§ **SHORT PROBLEM**
Pictures within the data are to be left out; everything else must be reproduced exactly.

§ **DATA SEGMENT**
——————

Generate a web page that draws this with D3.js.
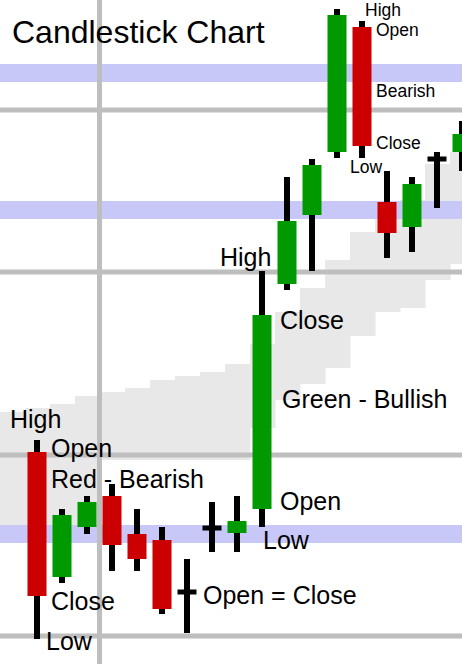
<!DOCTYPE html><html><head><meta charset="utf-8">
<script src="https://cdn.jsdelivr.net/npm/d3@7"></script>
<style>body{margin:0;background:#fff}svg{display:block}</style></head><body>
<script>
// price data (price units, y scale: 0..166 -> 664..0)
const idx    = [1,2,3,4,5,6,7,8,9,10,11,12,13,14,15,16,17,18];
const open   = [53,21.75,34.25,42,32.5,31,18,34,32.75,38.75,95,112.25,128,159.25,115.5,109.25,126.25,128];
const close  = [17,37.25,40.5,29.75,26.25,13.75,18,34,35.75,87.25,110.75,124.75,162.25,129.5,107.75,120,126.25,132.5];
const high   = [56,38.75,42,45,38.75,34.25,26.25,40.5,42,98.25,121.75,126.25,163.75,160.75,123.25,121.75,128,135.75];
const low    = [6.25,20.25,32.5,23.25,23.25,12.5,7.75,28,28,34.25,93.5,98.25,126.5,126.5,101.5,103,114,123.25];
// background staircase band (per column of width one step)
const bandX   = [0,1,2,3,4,5,6,7,8,9,10,11,12,13,14,15,16,17,18];
const bandTop = [63,64,65,67,68,69,71,72,73,75,80,88,94,101,108,115,116,125,128];
const bandBot = [34,34,34,34,51,51,51,51,51,51,59,66,70,74,82,88,89,96,100];
const gridH = [52.25,7,98,138.5];
const blueH = [147.75,113.5,32.5];
const gridV = [3.5];

const W=462,H=664;
const svg=d3.select("body").append("svg").attr("width",W).attr("height",H);
const y=d3.scaleLinear().domain([0,166]).range([H,0]);
const x=d3.scaleLinear().domain([0,1]).range([12,37]);
const step=x(1)-x(0);

svg.selectAll("rect.band").data(bandX).join("rect")
 .attr("x",d=>x(d)-12).attr("width",step+0.5)
 .attr("y",(d,i)=>y(bandTop[i])).attr("height",(d,i)=>y(bandBot[i])-y(bandTop[i]))
 .attr("fill","#e8e8e8");
svg.selectAll("rect.blue").data(blueH).join("rect")
 .attr("x",0).attr("width",W).attr("y",d=>y(d)-9).attr("height",18).attr("fill","#c8c8f8");
svg.selectAll("line.gh").data(gridH).join("line")
 .attr("x1",0).attr("x2",W).attr("y1",d=>y(d)).attr("y2",d=>y(d)).attr("stroke","#bebebe").attr("stroke-width",5);
svg.selectAll("line.gv").data(gridV).join("line")
 .attr("x1",d=>x(d)).attr("x2",d=>x(d)).attr("y1",0).attr("y2",H).attr("stroke","#bebebe").attr("stroke-width",5);

const col=i=>close[i]>open[i]?"#009900":(close[i]<open[i]?"#cc0000":"#000");
const g=svg.selectAll("g.c").data(idx).join("g");
g.append("line").attr("x1",d=>x(d)).attr("x2",d=>x(d))
 .attr("y1",(d,i)=>y(high[i])).attr("y2",(d,i)=>y(low[i])).attr("stroke","#000").attr("stroke-width",6);
g.append("rect").attr("x",d=>x(d)-9.5).attr("width",19)
 .attr("y",(d,i)=>y(Math.max(open[i],close[i])))
 .attr("height",(d,i)=>Math.max(5,Math.abs(y(open[i])-y(close[i]))))
 .attr("transform",(d,i)=>open[i]===close[i]?"translate(0,-2.5)":null)
 .attr("fill",(d,i)=>col(i));

const labels=[
 ["Candlestick Chart",12,43,32],
 ["High",10,428,25],["Open",51,457,25],["Red - Bearish",51,488,25],["Close",51,610,25],["Low",46,650,25],
 ["Open = Close",203,604,25],
 ["High",220,266,25],["Close",280,329,25],["Green - Bullish",282,408,25],["Open",280,510,25],["Low",263,549,25],
 ["High",365,16,17.5],["Open",376,36,17.5],["Bearish",376,97,17.5],["Close",376,149,17.5],["Low",350,173,17.5]
];
svg.selectAll("text").data(labels).join("text")
 .attr("x",d=>d[1]).attr("y",d=>d[2]).attr("font-size",d=>d[3])
 .attr("font-family","Liberation Sans, Arial, sans-serif").attr("fill","#000").text(d=>d[0]);
</script></body></html>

——————

§ **FULL SOLUTION**
Generate a web page that draws this with D3.js.
<!DOCTYPE html><html><head><meta charset="utf-8">
<script src="https://cdn.jsdelivr.net/npm/d3@7"></script>
<style>body{margin:0;background:#fff}svg{display:block}</style></head><body>
<script>
// price data (price units, y scale: 0..166 -> 664..0)
const idx    = [1,2,3,4,5,6,7,8,9,10,11,12,13,14,15,16,17,18];
const open   = [53,21.75,34.25,42,32.5,31,18,34,32.75,38.75,95,112.25,128,159.25,115.5,109.25,126.25,128];
const close  = [17,37.25,40.5,29.75,26.25,13.75,18,34,35.75,87.25,110.75,124.75,162.25,129.5,107.75,120,126.25,132.5];
const high   = [56,38.75,42,45,38.75,34.25,26.25,40.5,42,98.25,121.75,126.25,163.75,160.75,123.25,121.75,128,135.75];
const low    = [6.25,20.25,32.5,23.25,23.25,12.5,7.75,28,28,34.25,93.5,98.25,126.5,126.5,101.5,103,114,123.25];
// background staircase band (per column of width one step)
const bandX   = [0,1,2,3,4,5,6,7,8,9,10,11,12,13,14,15,16,17,18];
const bandTop = [63,64,65,67,68,69,71,72,73,75,80,88,94,101,108,115,116,125,128];
const bandBot = [34,34,34,34,51,51,51,51,51,51,59,66,70,74,82,88,89,96,100];
const gridH = [52.25,7,98,138.5];
const blueH = [147.75,113.5,32.5];
const gridV = [3.5];

const W=462,H=664;
const svg=d3.select("body").append("svg").attr("width",W).attr("height",H);
const y=d3.scaleLinear().domain([0,166]).range([H,0]);
const x=d3.scaleLinear().domain([0,1]).range([12,37]);
const step=x(1)-x(0);

svg.selectAll("rect.band").data(bandX).join("rect")
 .attr("x",d=>x(d)-12).attr("width",step+0.5)
 .attr("y",(d,i)=>y(bandTop[i])).attr("height",(d,i)=>y(bandBot[i])-y(bandTop[i]))
 .attr("fill","#e8e8e8");
svg.selectAll("rect.blue").data(blueH).join("rect")
 .attr("x",0).attr("width",W).attr("y",d=>y(d)-9).attr("height",18).attr("fill","#c8c8f8");
svg.selectAll("line.gh").data(gridH).join("line")
 .attr("x1",0).attr("x2",W).attr("y1",d=>y(d)).attr("y2",d=>y(d)).attr("stroke","#bebebe").attr("stroke-width",5);
svg.selectAll("line.gv").data(gridV).join("line")
 .attr("x1",d=>x(d)).attr("x2",d=>x(d)).attr("y1",0).attr("y2",H).attr("stroke","#bebebe").attr("stroke-width",5);

const col=i=>close[i]>open[i]?"#009900":(close[i]<open[i]?"#cc0000":"#000");
const g=svg.selectAll("g.c").data(idx).join("g");
g.append("line").attr("x1",d=>x(d)).attr("x2",d=>x(d))
 .attr("y1",(d,i)=>y(high[i])).attr("y2",(d,i)=>y(low[i])).attr("stroke","#000").attr("stroke-width",6);
g.append("rect").attr("x",d=>x(d)-9.5).attr("width",19)
 .attr("y",(d,i)=>y(Math.max(open[i],close[i])))
 .attr("height",(d,i)=>Math.max(5,Math.abs(y(open[i])-y(close[i]))))
 .attr("transform",(d,i)=>open[i]===close[i]?"translate(0,-2.5)":null)
 .attr("fill",(d,i)=>col(i));

const labels=[
 ["Candlestick Chart",12,43,32],
 ["High",10,428,25],["Open",51,457,25],["Red - Bearish",51,488,25],["Close",51,610,25],["Low",46,650,25],
 ["Open = Close",203,604,25],
 ["High",220,266,25],["Close",280,329,25],["Green - Bullish",282,408,25],["Open",280,510,25],["Low",263,549,25],
 ["High",365,16,17.5],["Open",376,36,17.5],["Bearish",376,97,17.5],["Close",376,149,17.5],["Low",350,173,17.5]
];
svg.selectAll("text").data(labels).join("text")
 .attr("x",d=>d[1]).attr("y",d=>d[2]).attr("font-size",d=>d[3])
 .attr("font-family","Liberation Sans, Arial, sans-serif").attr("fill","#000").text(d=>d[0]);
</script></body></html>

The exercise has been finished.